Monday, March 18, 2024

Reflection on Faith and Politics - V -What Do You Want?

At the end of Chapter 10 in the Gospel of Mark, Jesus is passing through Jericho when a blind man, Bartimaeus, yells out to him.  Bartimaeus causes such a ruckus that, in spite of the crowd trying to hush him up, Jesus turns and asks him, "What do you want from me?" 

Indeed, what do the masses of people clamoring to claim the Christian faith want from him today?  Many people claim to follow him yet hold a stubborn, obtuse belief in their own privileged position with Jesus.  They claim special rights for themselves as though Jesus commissioned them, in particular, to gather in only their own close friends and family -- that they determine what act Jesus will perform for the downcast - the hungry, the immigrant, the poor.  They are no different than the crowd then - scolding the needy and pushing them to the back of the line.  Perhaps this selfish grasping to hold Jesus only to themselves is why there are so many different churches across the United States landscape?  Perhaps the social toxicity of white privilege bought worldly political power so they could demand that Jesus bless them in their blindness rather than heal them? 

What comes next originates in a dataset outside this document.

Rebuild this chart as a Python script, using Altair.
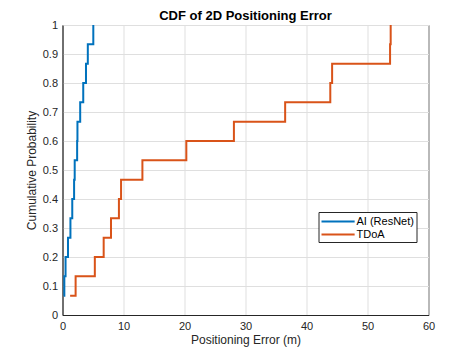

Greed, fear, and hardness of heart are not acts of Jesus. Greed and self-protection are not bedrocks of the Christian faith. They do not permit lovingkindness to thrive or other virtues to lift a society's care for the infinite number of ways trouble and hardship can strike any one of us without warning. In fact, the hardness of heart and the clutching pearls of privilege fuel desperation, which in turn leads to responses of violence, crime, and war.  There is no better example of this escalation in war and violence than the Hamas v. Israeli conflict. Healing this kind of human blindness will take far more than the retreat into silos of vengeful self-justification or hiding in hopes it won't breach our doors.

What we all want is a true pathway to peace and healing of all ills—social, physical, and emotional.  We won't get there if we are the noisy crowd shoving the needy to the rear or only watching out for Number 1.  Jesus' response to need was to notice it and do what he could to help.  This should be the faith model we could all adopt, remembering that frequently, all another person needs is a smile and to be seen.